:: Recorded information ::
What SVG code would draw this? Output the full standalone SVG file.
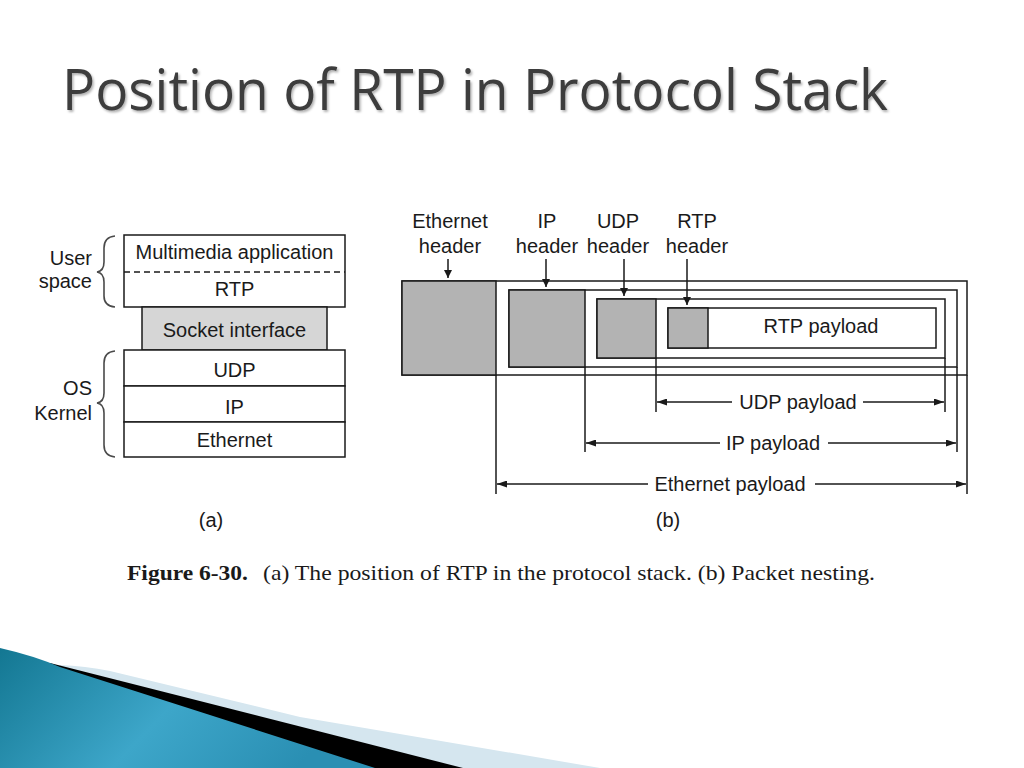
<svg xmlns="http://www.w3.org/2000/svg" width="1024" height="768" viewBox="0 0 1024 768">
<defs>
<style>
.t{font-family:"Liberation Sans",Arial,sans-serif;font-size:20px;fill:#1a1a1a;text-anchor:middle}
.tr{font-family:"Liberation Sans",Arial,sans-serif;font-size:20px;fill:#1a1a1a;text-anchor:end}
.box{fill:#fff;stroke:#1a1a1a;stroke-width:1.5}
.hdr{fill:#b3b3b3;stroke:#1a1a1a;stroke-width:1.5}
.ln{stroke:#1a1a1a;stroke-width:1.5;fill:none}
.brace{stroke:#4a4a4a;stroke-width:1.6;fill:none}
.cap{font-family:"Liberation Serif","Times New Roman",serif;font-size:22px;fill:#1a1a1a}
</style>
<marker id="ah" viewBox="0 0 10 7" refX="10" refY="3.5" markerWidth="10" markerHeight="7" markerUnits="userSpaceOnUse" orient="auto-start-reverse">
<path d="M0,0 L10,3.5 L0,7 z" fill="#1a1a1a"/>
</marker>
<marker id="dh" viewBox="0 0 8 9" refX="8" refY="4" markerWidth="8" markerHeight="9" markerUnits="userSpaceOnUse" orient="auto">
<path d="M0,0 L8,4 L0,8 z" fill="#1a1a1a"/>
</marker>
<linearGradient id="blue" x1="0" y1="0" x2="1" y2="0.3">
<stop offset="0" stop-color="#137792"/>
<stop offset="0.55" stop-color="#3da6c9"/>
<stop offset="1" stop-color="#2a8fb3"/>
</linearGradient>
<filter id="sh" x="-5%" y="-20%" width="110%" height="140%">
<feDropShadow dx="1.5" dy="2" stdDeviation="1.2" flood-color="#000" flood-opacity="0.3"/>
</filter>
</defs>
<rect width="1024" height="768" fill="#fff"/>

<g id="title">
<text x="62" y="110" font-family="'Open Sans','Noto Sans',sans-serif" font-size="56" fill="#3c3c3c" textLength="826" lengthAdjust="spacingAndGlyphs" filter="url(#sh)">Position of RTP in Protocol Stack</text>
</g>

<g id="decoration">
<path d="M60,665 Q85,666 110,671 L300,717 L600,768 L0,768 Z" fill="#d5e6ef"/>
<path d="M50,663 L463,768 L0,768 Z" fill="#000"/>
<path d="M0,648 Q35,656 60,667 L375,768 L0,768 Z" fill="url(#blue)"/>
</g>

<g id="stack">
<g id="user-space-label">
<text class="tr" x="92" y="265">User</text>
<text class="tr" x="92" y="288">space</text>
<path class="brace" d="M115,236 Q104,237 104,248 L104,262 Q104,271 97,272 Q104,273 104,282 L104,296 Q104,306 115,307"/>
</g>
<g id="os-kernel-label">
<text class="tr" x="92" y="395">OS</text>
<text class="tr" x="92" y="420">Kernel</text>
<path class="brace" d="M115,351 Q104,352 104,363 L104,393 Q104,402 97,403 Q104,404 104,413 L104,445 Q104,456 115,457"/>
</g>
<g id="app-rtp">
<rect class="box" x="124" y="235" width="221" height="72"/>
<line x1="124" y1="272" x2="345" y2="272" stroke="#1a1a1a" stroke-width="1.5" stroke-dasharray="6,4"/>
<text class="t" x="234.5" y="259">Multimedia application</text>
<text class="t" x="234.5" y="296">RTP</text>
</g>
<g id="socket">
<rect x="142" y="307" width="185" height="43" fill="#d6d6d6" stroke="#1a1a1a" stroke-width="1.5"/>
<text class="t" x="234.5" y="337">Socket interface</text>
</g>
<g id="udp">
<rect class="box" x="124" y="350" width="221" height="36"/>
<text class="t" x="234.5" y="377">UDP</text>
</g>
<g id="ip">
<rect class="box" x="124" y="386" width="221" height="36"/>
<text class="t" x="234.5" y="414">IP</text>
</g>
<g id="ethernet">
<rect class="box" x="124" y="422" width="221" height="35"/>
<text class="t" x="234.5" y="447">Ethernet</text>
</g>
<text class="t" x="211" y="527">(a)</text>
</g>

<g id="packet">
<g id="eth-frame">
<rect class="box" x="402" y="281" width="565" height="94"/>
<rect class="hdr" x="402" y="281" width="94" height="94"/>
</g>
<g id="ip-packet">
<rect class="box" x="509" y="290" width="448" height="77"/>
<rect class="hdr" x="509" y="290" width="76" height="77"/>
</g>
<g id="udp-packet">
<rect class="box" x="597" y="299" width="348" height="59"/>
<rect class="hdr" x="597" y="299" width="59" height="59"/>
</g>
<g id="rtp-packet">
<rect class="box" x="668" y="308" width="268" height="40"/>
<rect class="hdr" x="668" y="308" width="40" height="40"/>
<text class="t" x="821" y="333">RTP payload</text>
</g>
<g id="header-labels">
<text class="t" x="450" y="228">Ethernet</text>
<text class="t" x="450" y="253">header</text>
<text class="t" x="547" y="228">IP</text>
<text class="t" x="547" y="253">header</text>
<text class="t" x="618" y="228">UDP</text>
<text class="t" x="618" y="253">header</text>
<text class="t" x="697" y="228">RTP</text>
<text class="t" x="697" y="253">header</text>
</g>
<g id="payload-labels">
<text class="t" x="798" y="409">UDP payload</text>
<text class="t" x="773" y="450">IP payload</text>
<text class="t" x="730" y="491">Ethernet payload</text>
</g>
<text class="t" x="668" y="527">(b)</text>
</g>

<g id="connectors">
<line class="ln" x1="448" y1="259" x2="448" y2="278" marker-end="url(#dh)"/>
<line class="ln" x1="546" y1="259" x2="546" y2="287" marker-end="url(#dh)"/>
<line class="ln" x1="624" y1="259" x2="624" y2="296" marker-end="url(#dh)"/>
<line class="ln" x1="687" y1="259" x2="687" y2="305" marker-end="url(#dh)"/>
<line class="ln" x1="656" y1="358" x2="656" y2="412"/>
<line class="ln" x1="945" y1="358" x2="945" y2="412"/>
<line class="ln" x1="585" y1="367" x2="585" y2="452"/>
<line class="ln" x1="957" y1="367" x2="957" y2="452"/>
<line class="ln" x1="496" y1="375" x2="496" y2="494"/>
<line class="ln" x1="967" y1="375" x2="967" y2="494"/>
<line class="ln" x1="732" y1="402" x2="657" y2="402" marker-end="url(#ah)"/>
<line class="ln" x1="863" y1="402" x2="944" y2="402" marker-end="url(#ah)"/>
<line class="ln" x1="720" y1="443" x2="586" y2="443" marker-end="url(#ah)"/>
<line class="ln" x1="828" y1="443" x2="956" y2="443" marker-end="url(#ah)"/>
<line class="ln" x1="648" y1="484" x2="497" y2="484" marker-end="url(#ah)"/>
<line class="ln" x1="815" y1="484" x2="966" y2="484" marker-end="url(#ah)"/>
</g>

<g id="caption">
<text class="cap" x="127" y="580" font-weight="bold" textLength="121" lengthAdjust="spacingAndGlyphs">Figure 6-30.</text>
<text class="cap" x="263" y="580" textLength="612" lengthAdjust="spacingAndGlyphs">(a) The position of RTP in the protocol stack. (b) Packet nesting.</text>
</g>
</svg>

:: Prompt ::
Without the pictures, write out the whole listing above exactly as it appears.

:: Solution below ::
What SVG code would draw this? Output the full standalone SVG file.
<svg xmlns="http://www.w3.org/2000/svg" width="1024" height="768" viewBox="0 0 1024 768">
<defs>
<style>
.t{font-family:"Liberation Sans",Arial,sans-serif;font-size:20px;fill:#1a1a1a;text-anchor:middle}
.tr{font-family:"Liberation Sans",Arial,sans-serif;font-size:20px;fill:#1a1a1a;text-anchor:end}
.box{fill:#fff;stroke:#1a1a1a;stroke-width:1.5}
.hdr{fill:#b3b3b3;stroke:#1a1a1a;stroke-width:1.5}
.ln{stroke:#1a1a1a;stroke-width:1.5;fill:none}
.brace{stroke:#4a4a4a;stroke-width:1.6;fill:none}
.cap{font-family:"Liberation Serif","Times New Roman",serif;font-size:22px;fill:#1a1a1a}
</style>
<marker id="ah" viewBox="0 0 10 7" refX="10" refY="3.5" markerWidth="10" markerHeight="7" markerUnits="userSpaceOnUse" orient="auto-start-reverse">
<path d="M0,0 L10,3.5 L0,7 z" fill="#1a1a1a"/>
</marker>
<marker id="dh" viewBox="0 0 8 9" refX="8" refY="4" markerWidth="8" markerHeight="9" markerUnits="userSpaceOnUse" orient="auto">
<path d="M0,0 L8,4 L0,8 z" fill="#1a1a1a"/>
</marker>
<linearGradient id="blue" x1="0" y1="0" x2="1" y2="0.3">
<stop offset="0" stop-color="#137792"/>
<stop offset="0.55" stop-color="#3da6c9"/>
<stop offset="1" stop-color="#2a8fb3"/>
</linearGradient>
<filter id="sh" x="-5%" y="-20%" width="110%" height="140%">
<feDropShadow dx="1.5" dy="2" stdDeviation="1.2" flood-color="#000" flood-opacity="0.3"/>
</filter>
</defs>
<rect width="1024" height="768" fill="#fff"/>

<g id="title">
<text x="62" y="110" font-family="'Open Sans','Noto Sans',sans-serif" font-size="56" fill="#3c3c3c" textLength="826" lengthAdjust="spacingAndGlyphs" filter="url(#sh)">Position of RTP in Protocol Stack</text>
</g>

<g id="decoration">
<path d="M60,665 Q85,666 110,671 L300,717 L600,768 L0,768 Z" fill="#d5e6ef"/>
<path d="M50,663 L463,768 L0,768 Z" fill="#000"/>
<path d="M0,648 Q35,656 60,667 L375,768 L0,768 Z" fill="url(#blue)"/>
</g>

<g id="stack">
<g id="user-space-label">
<text class="tr" x="92" y="265">User</text>
<text class="tr" x="92" y="288">space</text>
<path class="brace" d="M115,236 Q104,237 104,248 L104,262 Q104,271 97,272 Q104,273 104,282 L104,296 Q104,306 115,307"/>
</g>
<g id="os-kernel-label">
<text class="tr" x="92" y="395">OS</text>
<text class="tr" x="92" y="420">Kernel</text>
<path class="brace" d="M115,351 Q104,352 104,363 L104,393 Q104,402 97,403 Q104,404 104,413 L104,445 Q104,456 115,457"/>
</g>
<g id="app-rtp">
<rect class="box" x="124" y="235" width="221" height="72"/>
<line x1="124" y1="272" x2="345" y2="272" stroke="#1a1a1a" stroke-width="1.5" stroke-dasharray="6,4"/>
<text class="t" x="234.5" y="259">Multimedia application</text>
<text class="t" x="234.5" y="296">RTP</text>
</g>
<g id="socket">
<rect x="142" y="307" width="185" height="43" fill="#d6d6d6" stroke="#1a1a1a" stroke-width="1.5"/>
<text class="t" x="234.5" y="337">Socket interface</text>
</g>
<g id="udp">
<rect class="box" x="124" y="350" width="221" height="36"/>
<text class="t" x="234.5" y="377">UDP</text>
</g>
<g id="ip">
<rect class="box" x="124" y="386" width="221" height="36"/>
<text class="t" x="234.5" y="414">IP</text>
</g>
<g id="ethernet">
<rect class="box" x="124" y="422" width="221" height="35"/>
<text class="t" x="234.5" y="447">Ethernet</text>
</g>
<text class="t" x="211" y="527">(a)</text>
</g>

<g id="packet">
<g id="eth-frame">
<rect class="box" x="402" y="281" width="565" height="94"/>
<rect class="hdr" x="402" y="281" width="94" height="94"/>
</g>
<g id="ip-packet">
<rect class="box" x="509" y="290" width="448" height="77"/>
<rect class="hdr" x="509" y="290" width="76" height="77"/>
</g>
<g id="udp-packet">
<rect class="box" x="597" y="299" width="348" height="59"/>
<rect class="hdr" x="597" y="299" width="59" height="59"/>
</g>
<g id="rtp-packet">
<rect class="box" x="668" y="308" width="268" height="40"/>
<rect class="hdr" x="668" y="308" width="40" height="40"/>
<text class="t" x="821" y="333">RTP payload</text>
</g>
<g id="header-labels">
<text class="t" x="450" y="228">Ethernet</text>
<text class="t" x="450" y="253">header</text>
<text class="t" x="547" y="228">IP</text>
<text class="t" x="547" y="253">header</text>
<text class="t" x="618" y="228">UDP</text>
<text class="t" x="618" y="253">header</text>
<text class="t" x="697" y="228">RTP</text>
<text class="t" x="697" y="253">header</text>
</g>
<g id="payload-labels">
<text class="t" x="798" y="409">UDP payload</text>
<text class="t" x="773" y="450">IP payload</text>
<text class="t" x="730" y="491">Ethernet payload</text>
</g>
<text class="t" x="668" y="527">(b)</text>
</g>

<g id="connectors">
<line class="ln" x1="448" y1="259" x2="448" y2="278" marker-end="url(#dh)"/>
<line class="ln" x1="546" y1="259" x2="546" y2="287" marker-end="url(#dh)"/>
<line class="ln" x1="624" y1="259" x2="624" y2="296" marker-end="url(#dh)"/>
<line class="ln" x1="687" y1="259" x2="687" y2="305" marker-end="url(#dh)"/>
<line class="ln" x1="656" y1="358" x2="656" y2="412"/>
<line class="ln" x1="945" y1="358" x2="945" y2="412"/>
<line class="ln" x1="585" y1="367" x2="585" y2="452"/>
<line class="ln" x1="957" y1="367" x2="957" y2="452"/>
<line class="ln" x1="496" y1="375" x2="496" y2="494"/>
<line class="ln" x1="967" y1="375" x2="967" y2="494"/>
<line class="ln" x1="732" y1="402" x2="657" y2="402" marker-end="url(#ah)"/>
<line class="ln" x1="863" y1="402" x2="944" y2="402" marker-end="url(#ah)"/>
<line class="ln" x1="720" y1="443" x2="586" y2="443" marker-end="url(#ah)"/>
<line class="ln" x1="828" y1="443" x2="956" y2="443" marker-end="url(#ah)"/>
<line class="ln" x1="648" y1="484" x2="497" y2="484" marker-end="url(#ah)"/>
<line class="ln" x1="815" y1="484" x2="966" y2="484" marker-end="url(#ah)"/>
</g>

<g id="caption">
<text class="cap" x="127" y="580" font-weight="bold" textLength="121" lengthAdjust="spacingAndGlyphs">Figure 6-30.</text>
<text class="cap" x="263" y="580" textLength="612" lengthAdjust="spacingAndGlyphs">(a) The position of RTP in the protocol stack. (b) Packet nesting.</text>
</g>
</svg>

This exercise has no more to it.